We need to find the rate at which the radius is increasing, denoted as $$\frac{dr}{dt}$$, at the moment when the volume is $$V = 36\pi$$ cm$$^3$$.

**step3** Finding the radius at the specified volume

Before we can find the rate of change of the radius, we first need to determine the actual radius of the sphere when its volume is $$36\pi$$ cm$$^3$$. We use the given volume formula:
$$V = \frac{4}{3}\pi r^3$$
Substitute the given volume $$36\pi$$ into the formula:
$$36\pi = \frac{4}{3}\pi r^3$$
To isolate $$r^3$$, we can first divide both sides of the equation by $$\pi$$:
$$36 = \frac{4}{3} r^3$$
Next, we multiply both sides by the reciprocal of $$\frac{4}{3}$$, which is $$\frac{3}{4}$$:
$$36 \times \frac{3}{4} = r^3$$
Performing the multiplication:
$$9 \times 3 = r^3$$
$$27 = r^3$$
To find the radius $$r$$, we take the cube root of 27:
$$r = \sqrt[3]{27}$$
$$r = 3$$ cm.
At the moment the volume is $$36\pi$$ cm$$^3$$, the radius is 3 cm.

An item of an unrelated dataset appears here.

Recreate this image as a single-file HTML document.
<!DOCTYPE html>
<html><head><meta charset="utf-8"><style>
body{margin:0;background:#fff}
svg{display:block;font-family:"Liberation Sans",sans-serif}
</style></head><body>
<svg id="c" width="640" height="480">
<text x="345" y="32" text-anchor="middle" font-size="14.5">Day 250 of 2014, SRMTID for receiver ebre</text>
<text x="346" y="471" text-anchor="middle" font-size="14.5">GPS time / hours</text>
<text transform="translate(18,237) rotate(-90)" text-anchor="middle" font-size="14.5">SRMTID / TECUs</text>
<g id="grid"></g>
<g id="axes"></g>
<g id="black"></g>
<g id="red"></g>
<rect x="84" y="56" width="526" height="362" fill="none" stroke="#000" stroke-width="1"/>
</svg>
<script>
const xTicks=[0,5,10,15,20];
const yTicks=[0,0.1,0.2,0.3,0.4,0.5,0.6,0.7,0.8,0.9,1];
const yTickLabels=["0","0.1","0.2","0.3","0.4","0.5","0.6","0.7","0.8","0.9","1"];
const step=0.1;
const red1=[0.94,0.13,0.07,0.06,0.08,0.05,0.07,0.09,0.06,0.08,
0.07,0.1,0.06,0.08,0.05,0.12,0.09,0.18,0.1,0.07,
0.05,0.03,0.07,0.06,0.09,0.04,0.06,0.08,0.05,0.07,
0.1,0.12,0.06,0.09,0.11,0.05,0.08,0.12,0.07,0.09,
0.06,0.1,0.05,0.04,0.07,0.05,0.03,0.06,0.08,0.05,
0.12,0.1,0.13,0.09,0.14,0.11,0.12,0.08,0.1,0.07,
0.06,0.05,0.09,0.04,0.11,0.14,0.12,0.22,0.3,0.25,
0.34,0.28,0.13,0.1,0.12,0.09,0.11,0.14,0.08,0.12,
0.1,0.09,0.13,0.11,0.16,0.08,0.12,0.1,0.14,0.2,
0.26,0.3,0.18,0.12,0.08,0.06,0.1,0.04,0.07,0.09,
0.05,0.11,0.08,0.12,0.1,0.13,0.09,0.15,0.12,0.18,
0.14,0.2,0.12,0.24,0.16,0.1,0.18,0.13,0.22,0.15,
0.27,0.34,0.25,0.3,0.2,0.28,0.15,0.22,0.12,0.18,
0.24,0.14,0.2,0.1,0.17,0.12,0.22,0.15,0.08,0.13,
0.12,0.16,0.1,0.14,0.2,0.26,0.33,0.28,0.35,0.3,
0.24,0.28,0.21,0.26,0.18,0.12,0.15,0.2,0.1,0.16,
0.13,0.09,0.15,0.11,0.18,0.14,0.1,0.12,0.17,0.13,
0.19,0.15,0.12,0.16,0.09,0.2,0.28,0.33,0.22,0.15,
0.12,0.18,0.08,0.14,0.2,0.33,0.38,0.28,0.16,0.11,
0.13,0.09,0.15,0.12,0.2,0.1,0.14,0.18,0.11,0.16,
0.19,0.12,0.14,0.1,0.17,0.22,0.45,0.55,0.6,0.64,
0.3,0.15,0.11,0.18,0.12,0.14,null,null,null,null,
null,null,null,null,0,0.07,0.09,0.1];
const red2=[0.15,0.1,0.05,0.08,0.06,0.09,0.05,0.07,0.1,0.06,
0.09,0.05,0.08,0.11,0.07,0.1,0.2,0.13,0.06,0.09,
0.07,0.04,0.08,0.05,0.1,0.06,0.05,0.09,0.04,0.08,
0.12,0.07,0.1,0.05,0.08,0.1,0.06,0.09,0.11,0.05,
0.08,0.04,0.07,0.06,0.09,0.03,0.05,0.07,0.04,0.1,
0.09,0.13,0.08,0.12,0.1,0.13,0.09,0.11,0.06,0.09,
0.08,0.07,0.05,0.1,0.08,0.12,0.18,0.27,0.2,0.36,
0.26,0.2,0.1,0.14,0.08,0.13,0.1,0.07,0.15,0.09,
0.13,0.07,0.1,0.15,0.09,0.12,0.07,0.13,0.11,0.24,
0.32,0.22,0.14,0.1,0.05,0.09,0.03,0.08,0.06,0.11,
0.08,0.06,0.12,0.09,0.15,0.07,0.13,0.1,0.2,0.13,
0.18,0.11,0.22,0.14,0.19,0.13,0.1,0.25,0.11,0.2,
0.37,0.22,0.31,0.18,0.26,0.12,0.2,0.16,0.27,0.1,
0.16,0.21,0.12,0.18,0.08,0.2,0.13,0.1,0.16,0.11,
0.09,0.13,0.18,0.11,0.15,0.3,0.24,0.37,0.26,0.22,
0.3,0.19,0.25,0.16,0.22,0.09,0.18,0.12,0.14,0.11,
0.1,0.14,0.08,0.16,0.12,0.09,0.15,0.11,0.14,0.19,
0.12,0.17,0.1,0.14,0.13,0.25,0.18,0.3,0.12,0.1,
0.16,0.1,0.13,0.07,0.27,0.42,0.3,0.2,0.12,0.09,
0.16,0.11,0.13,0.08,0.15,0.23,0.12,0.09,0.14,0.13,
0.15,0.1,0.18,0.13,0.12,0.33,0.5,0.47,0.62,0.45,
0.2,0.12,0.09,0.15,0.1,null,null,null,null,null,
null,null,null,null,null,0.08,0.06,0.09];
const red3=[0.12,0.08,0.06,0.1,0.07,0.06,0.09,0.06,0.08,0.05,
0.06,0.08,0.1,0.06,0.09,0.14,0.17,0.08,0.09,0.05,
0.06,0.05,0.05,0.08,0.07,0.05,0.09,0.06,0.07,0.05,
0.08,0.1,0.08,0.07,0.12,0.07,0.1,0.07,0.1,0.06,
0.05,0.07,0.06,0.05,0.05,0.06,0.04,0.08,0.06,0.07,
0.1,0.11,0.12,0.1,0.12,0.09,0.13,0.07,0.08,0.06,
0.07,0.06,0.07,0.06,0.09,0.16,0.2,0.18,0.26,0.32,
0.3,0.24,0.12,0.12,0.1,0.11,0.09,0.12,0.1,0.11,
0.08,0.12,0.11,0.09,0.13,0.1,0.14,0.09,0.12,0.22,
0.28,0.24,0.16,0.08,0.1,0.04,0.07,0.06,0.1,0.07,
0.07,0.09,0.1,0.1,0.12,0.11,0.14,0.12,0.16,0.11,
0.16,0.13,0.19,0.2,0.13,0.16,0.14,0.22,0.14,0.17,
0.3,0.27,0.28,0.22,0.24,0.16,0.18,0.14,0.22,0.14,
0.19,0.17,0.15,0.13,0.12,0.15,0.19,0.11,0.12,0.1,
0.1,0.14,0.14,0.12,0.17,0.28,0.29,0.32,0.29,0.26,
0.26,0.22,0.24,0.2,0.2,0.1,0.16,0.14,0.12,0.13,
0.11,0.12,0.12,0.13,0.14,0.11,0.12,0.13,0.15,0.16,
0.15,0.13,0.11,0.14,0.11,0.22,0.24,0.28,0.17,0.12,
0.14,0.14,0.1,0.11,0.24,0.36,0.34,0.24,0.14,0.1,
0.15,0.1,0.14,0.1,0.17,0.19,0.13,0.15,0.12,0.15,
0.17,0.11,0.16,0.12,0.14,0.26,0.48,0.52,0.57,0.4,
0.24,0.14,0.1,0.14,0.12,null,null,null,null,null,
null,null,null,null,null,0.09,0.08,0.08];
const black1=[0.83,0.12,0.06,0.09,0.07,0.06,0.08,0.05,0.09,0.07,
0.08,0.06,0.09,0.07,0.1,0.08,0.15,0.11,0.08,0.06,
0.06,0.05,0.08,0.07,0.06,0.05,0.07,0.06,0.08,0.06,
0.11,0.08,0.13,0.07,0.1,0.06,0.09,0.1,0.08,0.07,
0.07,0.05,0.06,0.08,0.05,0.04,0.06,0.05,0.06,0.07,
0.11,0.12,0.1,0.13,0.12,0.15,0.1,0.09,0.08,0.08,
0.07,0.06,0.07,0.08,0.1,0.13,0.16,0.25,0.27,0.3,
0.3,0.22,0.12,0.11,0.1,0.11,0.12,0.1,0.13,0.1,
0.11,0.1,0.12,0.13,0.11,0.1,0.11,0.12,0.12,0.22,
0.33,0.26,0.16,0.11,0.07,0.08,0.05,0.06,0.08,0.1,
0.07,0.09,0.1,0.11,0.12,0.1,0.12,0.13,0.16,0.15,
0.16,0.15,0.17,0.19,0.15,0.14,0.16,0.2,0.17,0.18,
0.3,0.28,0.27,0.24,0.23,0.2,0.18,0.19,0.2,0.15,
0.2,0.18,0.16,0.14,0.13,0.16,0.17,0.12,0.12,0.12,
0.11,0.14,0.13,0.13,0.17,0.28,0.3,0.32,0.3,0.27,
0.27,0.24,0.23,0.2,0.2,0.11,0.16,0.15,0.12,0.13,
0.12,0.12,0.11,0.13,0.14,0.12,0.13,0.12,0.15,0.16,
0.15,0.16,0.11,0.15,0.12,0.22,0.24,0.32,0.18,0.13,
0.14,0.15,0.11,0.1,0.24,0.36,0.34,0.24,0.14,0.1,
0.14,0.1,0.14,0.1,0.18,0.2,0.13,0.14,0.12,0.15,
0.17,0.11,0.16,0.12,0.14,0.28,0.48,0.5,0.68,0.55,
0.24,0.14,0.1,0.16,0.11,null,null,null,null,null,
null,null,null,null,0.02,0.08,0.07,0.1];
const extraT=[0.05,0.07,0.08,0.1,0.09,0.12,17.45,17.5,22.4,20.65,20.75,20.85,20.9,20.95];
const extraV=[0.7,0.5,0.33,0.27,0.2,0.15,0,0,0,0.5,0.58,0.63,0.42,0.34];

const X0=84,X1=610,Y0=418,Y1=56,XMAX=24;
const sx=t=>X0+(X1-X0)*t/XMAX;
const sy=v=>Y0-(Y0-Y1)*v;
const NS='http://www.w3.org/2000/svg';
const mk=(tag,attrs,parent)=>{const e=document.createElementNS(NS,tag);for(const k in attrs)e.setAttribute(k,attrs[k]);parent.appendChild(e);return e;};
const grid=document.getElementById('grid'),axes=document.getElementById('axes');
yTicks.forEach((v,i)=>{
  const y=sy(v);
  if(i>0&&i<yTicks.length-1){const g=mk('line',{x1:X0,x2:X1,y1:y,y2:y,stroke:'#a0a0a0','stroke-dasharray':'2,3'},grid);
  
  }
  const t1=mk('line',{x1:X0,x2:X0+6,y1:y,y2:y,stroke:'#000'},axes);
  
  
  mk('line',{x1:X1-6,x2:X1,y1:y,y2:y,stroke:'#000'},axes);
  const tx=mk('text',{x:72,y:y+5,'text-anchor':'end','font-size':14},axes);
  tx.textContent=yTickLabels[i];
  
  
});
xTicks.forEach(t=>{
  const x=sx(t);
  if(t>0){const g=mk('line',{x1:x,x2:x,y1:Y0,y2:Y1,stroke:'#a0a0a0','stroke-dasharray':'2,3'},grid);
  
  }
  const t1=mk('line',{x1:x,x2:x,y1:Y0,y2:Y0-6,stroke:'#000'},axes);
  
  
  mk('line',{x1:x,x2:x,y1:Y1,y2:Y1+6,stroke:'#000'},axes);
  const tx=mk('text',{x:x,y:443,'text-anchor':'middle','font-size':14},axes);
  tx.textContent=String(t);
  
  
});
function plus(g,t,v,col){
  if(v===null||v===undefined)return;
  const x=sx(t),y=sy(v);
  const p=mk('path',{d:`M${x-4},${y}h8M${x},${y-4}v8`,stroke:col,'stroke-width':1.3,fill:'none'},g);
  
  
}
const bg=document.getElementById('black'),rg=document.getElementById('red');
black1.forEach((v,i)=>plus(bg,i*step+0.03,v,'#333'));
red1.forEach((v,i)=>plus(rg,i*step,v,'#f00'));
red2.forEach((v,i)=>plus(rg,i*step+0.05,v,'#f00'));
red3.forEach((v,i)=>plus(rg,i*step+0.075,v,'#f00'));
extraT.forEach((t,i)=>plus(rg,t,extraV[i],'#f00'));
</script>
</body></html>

**step4** Relating rates of change using differentiation

To relate the rate of change of volume ($$\frac{dV}{dt}$$) to the rate of change of radius ($$\frac{dr}{dt}$$), we must differentiate the volume formula with respect to time ($$t$$). This process is known as implicit differentiation.
The volume formula is:
$$V = \frac{4}{3}\pi r^3$$
Differentiate both sides with respect to $$t$$:
$$\frac{dV}{dt} = \frac{d}{dt}\left(\frac{4}{3}\pi r^3\right)$$
Since $$\frac{4}{3}\pi$$ is a constant, we can pull it out of the differentiation. We also apply the chain rule to differentiate $$r^3$$ with respect to $$t$$, which gives us $$3r^2 \frac{dr}{dt}$$:
$$\frac{dV}{dt} = \frac{4}{3}\pi \left(3r^2 \frac{dr}{dt}\right)$$
Simplify the expression:
$$\frac{dV}{dt} = 4\pi r^2 \frac{dr}{dt}$$
This equation shows the relationship between the rate of change of volume and the rate of change of the radius at any given instant.

**step5** Substituting known values and solving for the unknown rate

Now we substitute the known values into the equation derived in the previous step:
We are given $$\frac{dV}{dt} = 6$$ cm$$^3$$s$$^{-1}$$.
We found that the radius $$r = 3$$ cm at the moment we are interested in.
Substitute these values into the equation:
$$6 = 4\pi (3)^2 \frac{dr}{dt}$$
Calculate the square of the radius:
$$6 = 4\pi (9) \frac{dr}{dt}$$
Multiply the numerical constants:
$$6 = 36\pi \frac{dr}{dt}$$
To find $$\frac{dr}{dt}$$, divide both sides of the equation by $$36\pi$$:
$$\frac{dr}{dt} = \frac{6}{36\pi}$$
Simplify the fraction:
$$\frac{dr}{dt} = \frac{1}{6\pi}$$ cm s$$^{-1}$$

**step6** Final Answer

The rate at which the radius of the sphere is increasing when the volume is $$36\pi$$ cm$$^3$$ is $$\frac{1}{6\pi}$$ cm s$$^{-1}$$. The answer is left in exact form as requested.